Vera Faddeeva | |
---|---|
Native name | Вера Николаевна Фаддеева |
Born |
Vera Nikolaevna Zamyatin 20 September 1906 Tambov, Russian Empire |
Died | 15 April 1983 Leningrad, RSFSR, USSR |
(aged 76)
Nationality | Russian |
Occupation | mathematician |
Years active | 1930–1980 |
Spouse(s) | Dmitry Konstantinovich Faddeev |
Vera Faddeeva (Russian: Вера Николаевна Фаддеева; Vera Nikolaevna Faddeeva; 1906–1983) was a Soviet mathematician from a family of mathematicians. Faddeeva published some of the first work in the field of linear algebra. Her 1950 work, Computational methods of linear algebra was widely acclaimed and she won a USSR State Prize for it. Between 1962 and 1975, she prepared many research papers with her husband, Dmitry Konstantinovich Faddeev.

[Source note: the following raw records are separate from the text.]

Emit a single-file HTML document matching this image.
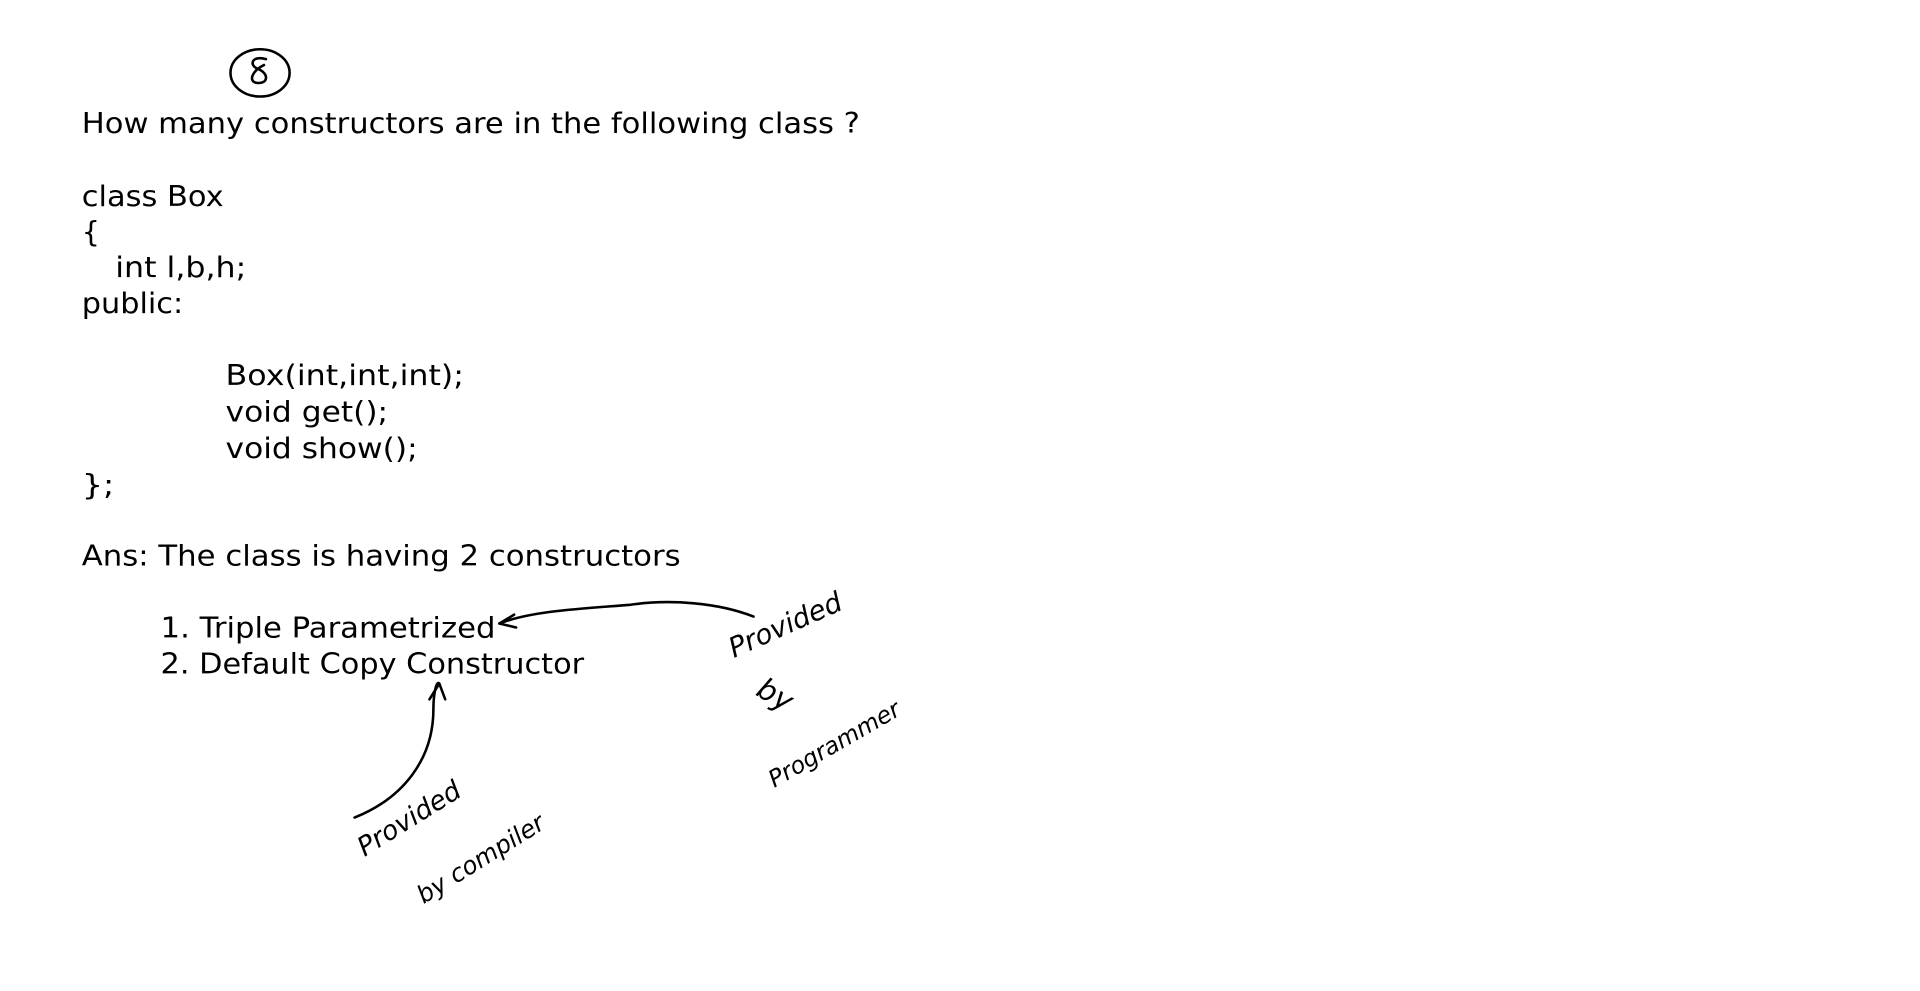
<!DOCTYPE html>
<html><head><meta charset="utf-8"><style>
html,body{margin:0;padding:0;background:#fff;}
svg{display:block}
.t{font-family:"DejaVu Sans","Liberation Sans",sans-serif;font-size:29px;fill:#000}
.h{font-family:"DejaVu Sans","Liberation Sans",sans-serif;font-style:italic;font-weight:200;fill:#000;letter-spacing:0px}
.p{fill:none;stroke:#000;stroke-width:2.6;stroke-linecap:round;stroke-linejoin:round}
</style></head><body>
<svg width="1920" height="991" viewBox="0 0 1920 991" xmlns="http://www.w3.org/2000/svg">
<g transform="scale(0.985)">
<text class="t" x="83" y="135" textLength="790" lengthAdjust="spacingAndGlyphs">How many constructors are in the following class ?</text>
<text class="t" x="83" y="209" textLength="144" lengthAdjust="spacingAndGlyphs">class Box</text>
<text class="t" x="83" y="245">{</text>
<text class="t" x="117" y="281" textLength="133" lengthAdjust="spacingAndGlyphs">int l,b,h;</text>
<text class="t" x="83" y="318" textLength="103" lengthAdjust="spacingAndGlyphs">public:</text>
<text class="t" x="229" y="391" textLength="242" lengthAdjust="spacingAndGlyphs">Box(int,int,int);</text>
<text class="t" x="229" y="428" textLength="165" lengthAdjust="spacingAndGlyphs">void get();</text>
<text class="t" x="229" y="465" textLength="195" lengthAdjust="spacingAndGlyphs">void show();</text>
<text class="t" x="83" y="502" textLength="33" lengthAdjust="spacingAndGlyphs">};</text>
<text class="t" x="83" y="574" textLength="608" lengthAdjust="spacingAndGlyphs">Ans: The class is having 2 constructors</text>
<text class="t" x="163" y="647" textLength="340" lengthAdjust="spacingAndGlyphs">1. Triple Parametrized</text>
<text class="t" x="163" y="684" textLength="430" lengthAdjust="spacingAndGlyphs">2. Default Copy Constructor</text>

<ellipse class="p" cx="264" cy="74" rx="30" ry="24"/>
<path class="p" d="M270 60 C256 56 252 66 262 70 C274 75 272 86 260 84 C252 82 256 72 268 66"/>

<path class="p" d="M765 626 C730 612 680 608 640 614 C590 618 540 620 507 633"/>
<path class="p" d="M522 624 L507 633 L524 637"/>

<path class="p" d="M360 830 C410 810 440 770 440 720 C440 705 443 690 446 694"/>
<path class="p" d="M436 710 L446 694 L452 710"/>

<text class="h" font-size="28" transform="translate(745,668) rotate(-24)">Provided</text>
<text class="h" font-size="30" transform="translate(766,705) rotate(30)">by</text>
<text class="h" font-size="24" transform="translate(786,800) rotate(-30)">Programmer</text>
<text class="h" font-size="27" transform="translate(370,870) rotate(-32)">Provided</text>
<text class="h" font-size="25" transform="translate(430,918) rotate(-32)">by compiler</text>
</g>
</svg>
</body></html>
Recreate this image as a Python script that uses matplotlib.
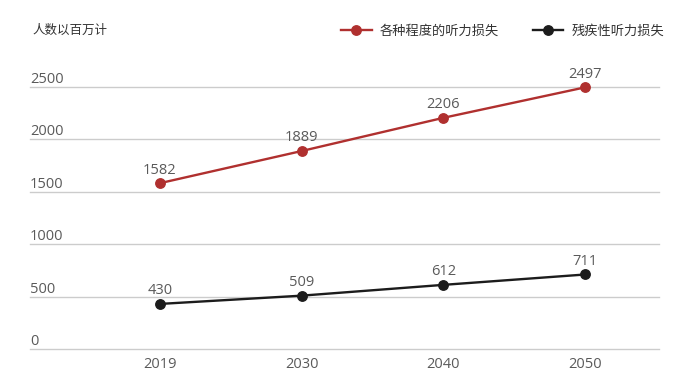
import matplotlib
matplotlib.use("Agg")
import matplotlib.pyplot as plt

plt.rcParams['font.family'] = ['Noto Sans CJK SC', 'DejaVu Sans']

years = ["2019", "2030", "2040", "2050"]
all_loss = [1582, 1889, 2206, 2497]
disabling_loss = [430, 509, 612, 711]
series_names = ["各种程度的听力损失", "残疾性听力损失"]
y_ticks = [0, 500, 1000, 1500, 2000, 2500]
unit_label = "人数以百万计"

red = "#b0302f"
black = "#1c1c1c"
grey_text = "#5a5a5a"
num_font = ['Open Sans', 'DejaVu Sans']

W, H = 687, 381
fig = plt.figure(figsize=(W / 100, H / 100), dpi=100)
ax = fig.add_axes([30 / W, 1 - 349 / H, (659 - 30) / W, (349 - 87) / H])

x = list(range(len(years)))
for vals, col, name in [(all_loss, red, series_names[0]), (disabling_loss, black, series_names[1])]:
    ax.plot(x, vals, color=col, lw=1.7, marker='o', markersize=6.8, clip_on=False, label=name, zorder=3)
    for xi, v in zip(x, vals):
        ax.annotate(str(v), (xi, v), xytext=(0, 4), textcoords='offset points',
                    ha='center', va='bottom', fontsize=10.5, color=grey_text, family=num_font)

ax.set_xlim(-0.915, 3.52)
ax.set_ylim(0, 2500)
for t in y_ticks:
    ax.axhline(t, color="#cccccc", lw=1, zorder=1, clip_on=False)
    ax.text(0, t, str(t), transform=ax.get_yaxis_transform(), ha='left', va='bottom',
            fontsize=10.5, color=grey_text, family=num_font)

ax.set_yticks([])
ax.set_xticks(x)
ax.set_xticklabels(years, fontsize=10.5, color=grey_text, family=num_font)
ax.tick_params(axis='x', length=0, pad=6)
for s in ax.spines.values():
    s.set_visible(False)
ax.patch.set_alpha(0)

fig.text(32 / W, 1 - 30 / H, unit_label, ha='left', va='center', fontsize=9, color="#333333")

leg = fig.legend(loc='center right', bbox_to_anchor=(664 / W, 1 - 31 / H), ncol=2, frameon=False,
                 fontsize=9.5, handlelength=2.3, handletextpad=0.6, columnspacing=2.6,
                 labelcolor="#333333", borderaxespad=0, borderpad=0)
for h in leg.legend_handles:
    h.set_markersize(6.8)

fig.savefig("out.png", dpi=100)
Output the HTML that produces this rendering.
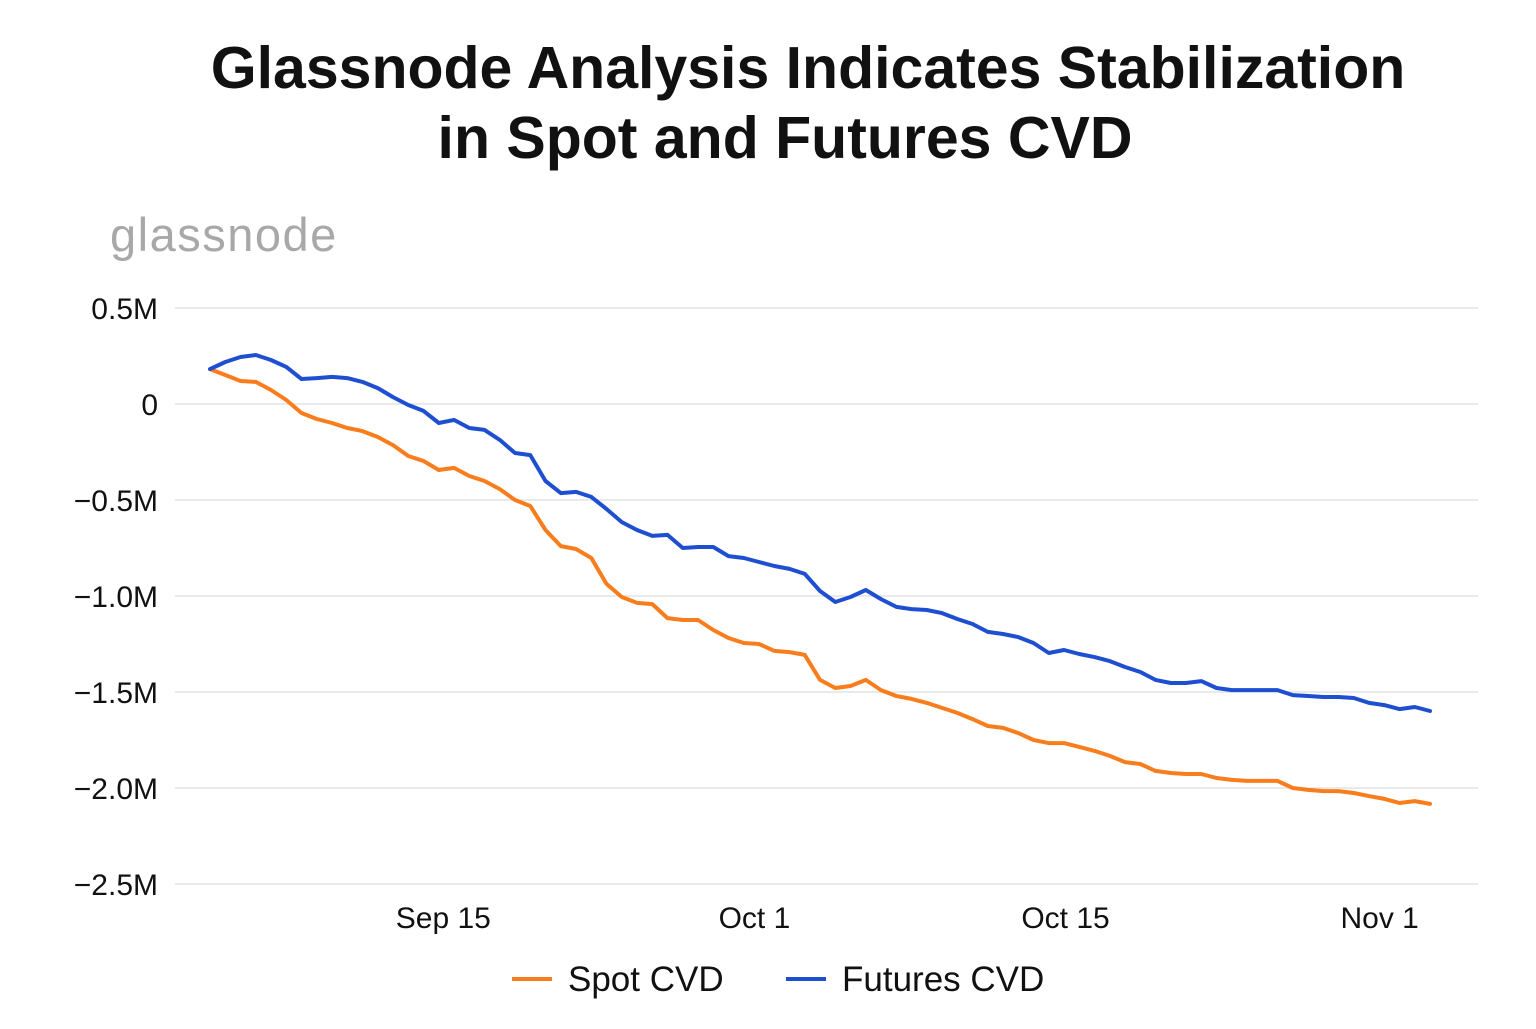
<!DOCTYPE html>
<html><head><meta charset="utf-8"><style>
body{margin:0;background:#fff;width:1536px;height:1024px;overflow:hidden;font-family:"Liberation Sans",sans-serif}
</style></head><body>
<svg width="1536" height="1024" viewBox="0 0 1536 1024" xmlns="http://www.w3.org/2000/svg">
<g font-family="Liberation Sans, sans-serif" font-weight="bold" font-size="59" fill="#111" text-anchor="middle">
<text x="808" y="88">Glassnode Analysis Indicates Stabilization</text>
<text x="785" y="158">in Spot and Futures CVD</text>
</g>
<text x="110" y="251" font-size="47" letter-spacing="1.5" fill="#a8a8a8" font-family="Liberation Sans, sans-serif">glassnode</text>
<g id="grid"></g><g id="ylab"></g><g id="xlab"></g><g id="lines"></g>
<g font-size="35" fill="#111">
<line x1="512" y1="979" x2="552" y2="979" stroke="#f97d1c" stroke-width="4"/>
<text x="568" y="991">Spot CVD</text>
<line x1="786" y1="979" x2="826" y2="979" stroke="#1f4fd1" stroke-width="4"/>
<text x="842" y="991">Futures CVD</text>
</g>
</svg>
<script>
const spotCVD=[182,151,120,115,73,21,-47,-78,-99,-125,-141,-172,-214,-271,-297,-344,-333,-375,-401,-443,-500,-531,-656,-740,-755,-802,-937,-1005,-1036,-1042,-1115,-1125,-1125,-1177,-1219,-1245,-1250,-1286,-1292,-1307,-1437,-1479,-1469,-1437,-1490,-1521,-1536,-1557,-1583,-1609,-1641,-1677,-1687,-1714,-1750,-1766,-1766,-1786,-1807,-1833,-1865,-1875,-1911,-1922,-1927,-1927,-1948,-1958,-1963,-1963,-1963,-2000,-2010,-2016,-2016,-2026,-2042,-2057,-2078,-2068,-2083];
const futuresCVD=[182,219,245,255,229,193,130,135,141,135,115,83,36,-5,-36,-99,-83,-125,-135,-187,-255,-266,-401,-464,-458,-484,-547,-615,-656,-687,-682,-750,-745,-745,-792,-802,-823,-844,-859,-885,-974,-1031,-1005,-969,-1016,-1057,-1068,-1073,-1089,-1120,-1146,-1187,-1198,-1214,-1245,-1297,-1281,-1302,-1318,-1339,-1370,-1396,-1437,-1453,-1453,-1443,-1479,-1490,-1490,-1490,-1490,-1516,-1521,-1526,-1526,-1531,-1557,-1568,-1589,-1578,-1599];
const yTicks=[500,0,-500,-1000,-1500,-2000,-2500];
const yTickLabels=["0.5M","0","\u22120.5M","\u22121.0M","\u22121.5M","\u22122.0M","\u22122.5M"];
const xTickIdx=[15.3,35.7,56.1,76.7];
const xTickLabels=["Sep 15","Oct 1","Oct 15","Nov 1"];
const NS="http://www.w3.org/2000/svg";
const xS=i=>210+i*15.25;
const yS=v=>404-v*96/500;
function mk(t,a,p){const e=document.createElementNS(NS,t);for(const k in a)e.setAttribute(k,a[k]);p.appendChild(e);return e;}
const grid=document.getElementById('grid'),yl=document.getElementById('ylab'),xl=document.getElementById('xlab'),ln=document.getElementById('lines');
yTicks.forEach((v,i)=>{
 const g=mk('line',{x1:175,x2:1478,y1:yS(v),y2:yS(v),stroke:'#e3e3e3','stroke-width':1.5},grid);
 
 
 const t=mk('text',{x:158,y:yS(v)+11,'text-anchor':'end','font-size':30,fill:'#111'},yl);
 t.textContent=yTickLabels[i];
 
 
});
xTickIdx.forEach((ix,i)=>{
 const t=mk('text',{x:xS(ix),y:928,'text-anchor':'middle','font-size':30,fill:'#111'},xl);
 t.textContent=xTickLabels[i];
 
 
});
function path(d){return d.map((v,i)=>(i?'L':'M')+xS(i).toFixed(1)+' '+yS(v).toFixed(1)).join(' ');}
const s=mk('path',{d:path(spotCVD),fill:'none',stroke:'#f97d1c','stroke-width':4,'stroke-linejoin':'round','stroke-linecap':'round'},ln);


const f=mk('path',{d:path(futuresCVD),fill:'none',stroke:'#1f4fd1','stroke-width':4,'stroke-linejoin':'round','stroke-linecap':'round'},ln);


</script>
</body></html>
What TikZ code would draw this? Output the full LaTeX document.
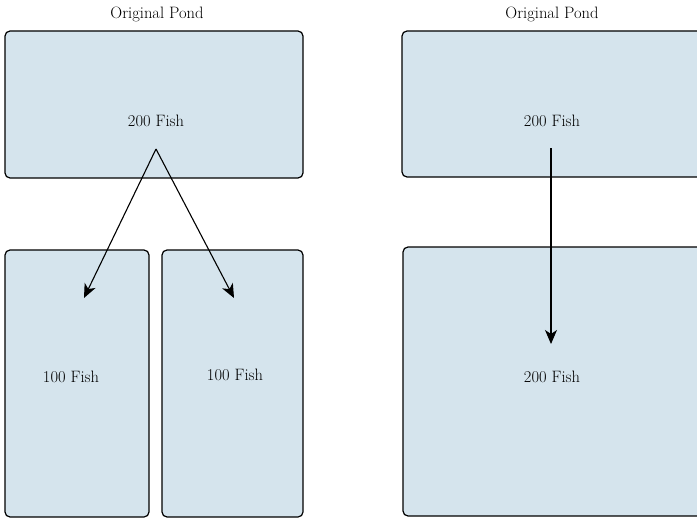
\documentclass[tikz,border=0pt]{standalone}
\usetikzlibrary{arrows.meta}
\definecolor{pond}{RGB}{213,228,237}
\begin{document}
\begin{tikzpicture}[x=1pt,y=-1pt,
  pondbox/.style={draw=black,fill=pond,line width=1.2pt,rounded corners=5pt},
  lbl/.style={font=\fontsize{16.5}{19}\selectfont,text=black,inner sep=0pt},
  flow/.style={line width=1.1pt,-{Stealth[length=14pt,width=12pt,inset=4pt]}}]
\useasboundingbox (0,0) rectangle (697,519);
% boxes
\draw[pondbox] (5,31) rectangle (303,178);
\draw[pondbox] (5,250) rectangle (149,517);
\draw[pondbox] (162,250) rectangle (303,517);
\draw[pondbox] (402,31) rectangle (702,177);
\draw[pondbox] (403,247) rectangle (702,516);
% labels
\node[lbl] (t1) at (157,14) {Original Pond};
\node[lbl] (t2) at (552,14) {Original Pond};
\node[lbl] (a) at (156,121) {200 Fish};
\node[lbl] (b1) at (71,377) {100 Fish};
\node[lbl] (b2) at (235,375) {100 Fish};
\node[lbl] (c) at (552,121) {200 Fish};
\node[lbl] (d) at (552,377) {200 Fish};
% arrows
\coordinate (apex) at (156,149);
\coordinate (e1) at (84,298);
\coordinate (e2) at (234,298);
\coordinate (rs) at (551,148);
\coordinate (re) at (551,344);
\draw[flow] (apex) -- (e1);
\draw[flow] (apex) -- (e2);
\draw[flow] (rs) -- (re);
\end{tikzpicture}
\end{document}
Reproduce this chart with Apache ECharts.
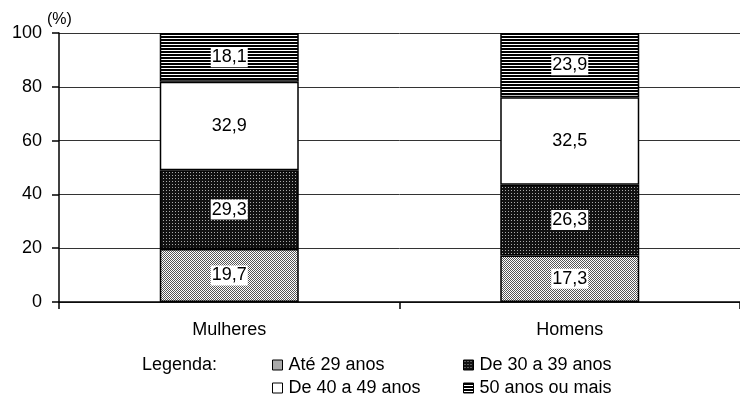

Vera Nikolaevna Zamyatina (Russian: Вера Николаевна Замятина) was born 20 September 1906 in Tambov, Russia, to Nikolai Zamyatin. She began her higher education in 1927 at the Leningrad State Pedagogical Institute and then transferred in 1928 to Leningrad State University. She graduated in 1930, married Dmitrii Konstantinovich Faddeev, a fellow mathematician, and began work at the Leningrad Board of Weights and Measures, all in the same year. Between 1930 and 1934, she worked at the Leningrad Hydraulic Engineering Institute and simultaneously between 1933 and 1934 served as a junior researcher at the Seismology Institute of the USSR Academy of Sciences. Beginning in 1935, she conducted research under Boris Grigorievich Galerkin at the Leningrad Institute of Constructions for three years. She returned to the Pedagogical Institute to complete her graduate work in 1938, studying for the next three years. In 1942 Faddeeva was appointed as a junior researcher at the Steklov Institute of Mathematics in Leningrad, but had to flee the city during the German invasion. She lived in Kazan with her family until the siege was over in 1944 and they were able to secure permits as academics to return. By 1946, she had completed her thesis entitled On One Problem and submitted it to the Department of Mathematical Physics of Leningrad State University. The thesis was accepted and she received the equivalent of a PhD in 1946.